Top U.S. officials and bipartisan lawmakers are backing the protesters gathering in massive numbers in Hong Kong to stop legislation to allow extraditions to mainland China, warning that the tradition of human rights in the city is at stake.
“People are protesting because they don’t want to be subjugated to the Chinese as it relates to some of their fundamental rights,” State Department spokeswoman Morgan Ortagus said Wednesday.
Ortagus defended the protesters in the midst of a political crisis that erupted this week, as the legislature proceeded with a plan that would require Hong Kong’s judiciary to send fugitives to China, Macau, and Taiwan based on nothing more than an affidavit that they committed a crime. Domestic and international critics regard it as a fig leaf for “legalized kidnapping” backed by mainland authorities.
“The extradition law proposed by Beijing loyalists in Hong Kong would allow political dissidents, minorities, and foreign travelers in Hong Kong to be spirited away to China’s secret police on the mainland,” a bipartisan group of 12 senators, led by Sen. Tom Cotton, R-Ark., said in a Wednesday evening statement.
House Speaker Nancy Pelosi, D-Calif., and other lawmakers have also warned that the passage of the bill would prompt a review of the 1992 federal law by which the United States treats Hong Kong as separate from China. That policy is contingent on Beijing honoring the city’s autonomy under the “one country, two systems” agreement that allows the former British colony to retain its Western-style economy.
Such warnings have drawn rebukes from Beijing. “No other country, organization, or individual has the right to interfere,” Chinese Foreign Ministry spokesman Geng Shuang said earlier Wednesday. “China deplores and firmly opposes the irresponsible and erroneous comments on the amendment and other Hong Kong affairs made by the U.S. side.”
Local activists organized a historic demonstration on Sunday, as hundreds of thousands of Hong Kong residents turned out to rally against the legislation. The size of the protest was a subject of dispute, as event organizers said that more than 1 million people turned out for the event, while local police put the crowd size at 240,000. Hong Kong officials attributed the concern to miscommunication and predicted that locals would like the policy once they saw it in action.
“In the final analysis, the proof of the pudding is in the eating,” Matthew Cheung Kin-chung, Hong Kong’s second-ranked official, told the South China Morning Post on Monday. “After this huge demonstration and this saga in Hong Kong, I am quite sure that any jurisdiction, not least the mainland authorities, will be doubly prudent and careful in putting [extradition] requests to Hong Kong.”

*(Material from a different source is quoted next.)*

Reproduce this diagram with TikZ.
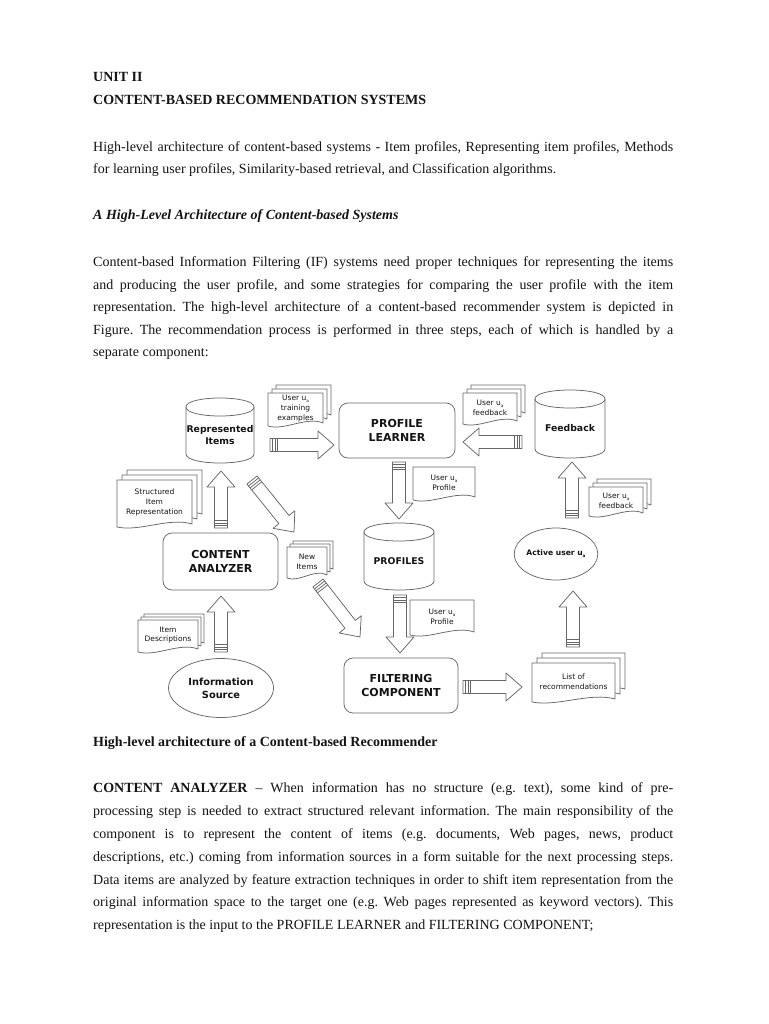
\documentclass[tikz,border=0pt]{standalone}
\usepackage{fontspec}
\setmainfont{Liberation Serif}
\newfontfamily\dgfont{DejaVu Sans}
\usetikzlibrary{calc,shapes.geometric}
\definecolor{ln}{gray}{0.40}
\definecolor{tx}{gray}{0.08}
\frenchspacing
\newcommand\ua{u\raisebox{-0.45ex}{\scalebox{0.55}{a}}}
% one sheet with wavy bottom: x y w h
\newcommand\sheet[4]{%
  \filldraw[shp] ({#1},{#2}) -- ({#1+#3},{#2}) -- ({#1+#3},{#2+#4-3})
   .. controls ({#1+0.7*(#3)},{#2+#4-10}) and ({#1+0.3*(#3)},{#2+#4+5}) .. ({#1},{#2+#4}) -- cycle;}
% stack of three sheets: name x y w h offset label
\newcommand\docstack[7]{%
  \sheet{#2+2*#6}{#3-2*#6}{#4}{#5}%
  \sheet{#2+#6}{#3-#6}{#4}{#5}%
  \sheet{#2}{#3}{#4}{#5}%
  \node[doclbl] (#1) at ({#2+#4/2},{#3+#5/2-1}) {#7};}
\newcommand\docone[6]{%
  \sheet{#2}{#3}{#4}{#5}%
  \node[doclbl] (#1) at ({#2+#4/2},{#3+#5/2-1}) {#6};}
% cylinder: name cx top bottom rx ry label
\newcommand\cyl[7]{%
  \filldraw[shp] ({#2-#5},{#3+#6}) -- ({#2-#5},{#4-#6})
     .. controls ({#2-#5},{#4+#6/3}) and ({#2+#5},{#4+#6/3}) .. ({#2+#5},{#4-#6})
     -- ({#2+#5},{#3+#6})
     .. controls ({#2+#5},{#3-#6/3}) and ({#2-#5},{#3-#6/3}) .. ({#2-#5},{#3+#6}) -- cycle;
  \draw[shp] ({#2-#5},{#3+#6}) .. controls ({#2-#5},{#3+#6*7/3}) and ({#2+#5},{#3+#6*7/3}) .. ({#2+#5},{#3+#6});
  \node[cyllbl] (#1) at (#2,{(#3+#4)/2+#6/2}) {#7};}
% hollow block arrow from coordinate #1 to coordinate #2
\newcommand\barrow[2]{%
  \coordinate (hb) at ($(#2)!16pt!(#1)$);
  \filldraw[shp] ($(#1)!6.5pt!90:(#2)$) -- ($(hb)!6.5pt!-90:(#1)$) -- ($(hb)!14pt!-90:(#1)$)
     -- (#2) -- ($(hb)!14pt!90:(#1)$) -- ($(hb)!6.5pt!90:(#1)$) -- ($(#1)!6.5pt!-90:(#2)$) -- cycle;
  \foreach \dd in {2.5,5,7.5}{%
    \coordinate (tt) at ($(#1)!\dd pt!(#2)$);
    \draw[shp] ($(tt)!6.5pt!90:(#2)$) -- ($(tt)!6.5pt!-90:(#2)$);}}
\newcommand\bline[3]{\node[txt] (#1) at (93,#2) {#3};}
\newcommand\jline[3]{\node[txt] (#1) at (93,#2) {\spaceskip=0.25em plus 0.4em minus 0.12em\hbox to 580pt{#3}};}
\begin{document}
\begin{tikzpicture}[x=1pt,y=-1pt,
  shp/.style={draw=ln, line width=0.75pt, fill=white, line join=round},
  txt/.style={anchor=base west, inner sep=0pt, text=tx, font=\fontsize{14}{16}\selectfont},
  box/.style={draw=ln, line width=0.75pt, rounded corners=9pt, fill=white, align=center,
     inner sep=0pt, text=tx, font=\dgfont\bfseries\fontsize{11}{14.5}\selectfont},
  ell/.style={ellipse, draw=ln, line width=0.75pt, fill=white, align=center, inner sep=0pt, text=tx},
  cyllbl/.style={align=center, inner sep=0pt, text=tx, font=\dgfont\bfseries\fontsize{9.3}{12}\selectfont},
  doclbl/.style={align=center, inner sep=0pt, text=tx, font=\dgfont\fontsize{7.5}{9.8}\selectfont}]
\fill[white] (0,0) rectangle (768,1024);

% ---------------- text above ----------------
\bline{t1}{81.5}{\textbf{UNIT II}}
\bline{t2}{104.5}{\textbf{CONTENT-BASED RECOMMENDATION SYSTEMS}}
\jline{t3}{151.5}{High-level architecture of content-based systems - Item profiles, Representing item profiles, Methods}
\bline{t4}{174}{for learning user profiles, Similarity-based retrieval, and Classification algorithms.}
\bline{t5}{219.5}{\textbf{\textit{A High-Level Architecture of Content-based Systems}}}
\jline{t6}{266.5}{Content-based Information Filtering (IF) systems need proper techniques for representing the items}
\jline{t7}{289}{and producing the user profile, and some strategies for comparing the user profile with the item}
\jline{t8}{311.5}{representation. The high-level architecture of a content-based recommender system is depicted in}
\jline{t9}{334}{Figure. The recommendation process is performed in three steps, each of which is handled by a}
\bline{t10}{356.5}{separate component:}

% ---------------- diagram ----------------
\cyl{RI}{220}{398}{463}{34}{9}{Represented\\Items}
\cyl{FB}{570}{390}{458}{35}{9}{Feedback}
\cyl{PR}{399}{523}{590}{35}{9}{PROFILES}

\node[box, minimum width=116pt, minimum height=55pt] (PL) at (397,430.5) {PROFILE\\LEARNER};
\node[box, minimum width=115pt, minimum height=57pt] (CA) at (220.5,561.5) {CONTENT\\ANALYZER};
\node[box, minimum width=114pt, minimum height=55pt] (FC) at (401,685.5) {FILTERING\\COMPONENT};

\node[ell, minimum width=60pt, minimum height=52pt, font=\dgfont\bfseries\fontsize{7.6}{9}\selectfont] (AU) at (556,554) {Active user \ua};
\node[ell, minimum width=105pt, minimum height=59pt, font=\dgfont\bfseries\fontsize{9.8}{13}\selectfont] (IS) at (221,688) {Information\\Source};

\docstack{D1}{268}{393}{55}{33}{4}{User \ua\\training\\examples}
\docstack{D2}{463}{393}{54}{31}{4}{User \ua\\feedback}
\docone{D3}{413}{467}{62}{33}{User \ua\\Profile}
\docstack{D4}{117}{480}{75}{47}{5}{Structured\\Item\\Representation}
\docstack{D5}{287}{547}{40}{31}{3}{New\\Items}
\docone{D6}{410}{600}{64}{35}{User \ua\\Profile}
\docstack{D7}{589}{487}{54}{29}{4}{User \ua\\feedback}
\docstack{D8}{138}{620}{60}{32}{3}{Item\\Descriptions}
\docstack{D9}{532}{663}{83}{39}{5}{List of\\recommendations}

% block arrows
\coordinate (a1s) at (270,445);  \coordinate (a1e) at (334,445);
\coordinate (a2s) at (522,442);  \coordinate (a2e) at (463,442);
\coordinate (a3s) at (399,462);  \coordinate (a3e) at (399,519);
\coordinate (a4s) at (400,595);  \coordinate (a4e) at (400,653);
\coordinate (a5s) at (221,528);  \coordinate (a5e) at (221,471);
\coordinate (a6s) at (221,652);  \coordinate (a6e) at (221,596);
\coordinate (a7s) at (572,518);  \coordinate (a7e) at (572,462);
\coordinate (a8s) at (573,647);  \coordinate (a8e) at (573,591);
\coordinate (a9s) at (463,687);  \coordinate (a9e) at (522,687);
\coordinate (a10s) at (252,480); \coordinate (a10e) at (294,532);
\coordinate (a11s) at (318,583); \coordinate (a11e) at (360,637);
\barrow{a1s}{a1e}
\barrow{a2s}{a2e}
\barrow{a3s}{a3e}
\barrow{a4s}{a4e}
\barrow{a5s}{a5e}
\barrow{a6s}{a6e}
\barrow{a7s}{a7e}
\barrow{a8s}{a8e}
\barrow{a9s}{a9e}
\barrow{a10s}{a10e}
\barrow{a11s}{a11e}

% ---------------- text below ----------------
\bline{t11}{746.5}{\textbf{High-level architecture of a Content-based Recommender}}
\jline{t12}{792.5}{\textbf{CONTENT ANALYZER} – When information has no structure (e.g. text), some kind of pre-}
\jline{t13}{815.5}{processing step is needed to extract structured relevant information. The main responsibility of the}
\jline{t14}{838.5}{component is to represent the content of items (e.g. documents, Web pages, news, product}
\jline{t15}{861.5}{descriptions, etc.) coming from information sources in a form suitable for the next processing steps.}
\jline{t16}{884}{Data items are analyzed by feature extraction techniques in order to shift item representation from the}
\jline{t17}{906.5}{original information space to the target one (e.g. Web pages represented as keyword vectors). This}
\bline{t18}{929.5}{representation is the input to the PROFILE LEARNER and FILTERING COMPONENT;}
\end{tikzpicture}
\end{document}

That sunny prediction failed to relieve tensions. The demonstrations continued, culminating in violent clashes that left dozens of protesters injured as riot police used tear gas and rubber bullets to prevent them from storming the legislature. Lawmakers delayed a debate on the bill, but Hong Kong Chief Executive Carrie Lam denounced the protests
“Clearly, this was no longer a peaceful assembly, but a blatantly organized instigation of a riot,” Lam said in a video released by the government.
Lam, who maintains that the bill must be passed quickly in order to bring charges against a Hong Kong resident credibly accused of committing a murder in Taiwan, justified defying the protesters by likening the controversy to parenthood.
“I’m a mother too, I have two sons,” she said, per a South China Morning Post translation. “If I let him have his way every time my son acted like that, such as when he didn’t want to study, things might be OK between us in the short term. But if I indulge his wayward behavior, he might regret it when he grows up.”
Cotton suggested a different analogy, recalling the Chinese crackdown on pro-democracy students in Tiananmen Square that took place 30 years ago last week.
“Hong Kong demonstrators know what happened in Tiananmen Square in 1989, unlike so many Chinese on the mainland,” the senators said, referring to Beijing’s efforts to censor accounts of the protests. “They know the risk they run by defying the Chinese Communist Party. The demonstrators’ courage in the face of threats, police batons, and tear gas is an example for the world to follow. We support these demonstrators as they fight for freedom and call on Hong Kong and Chinese authorities to respect their right to peacefully protest.”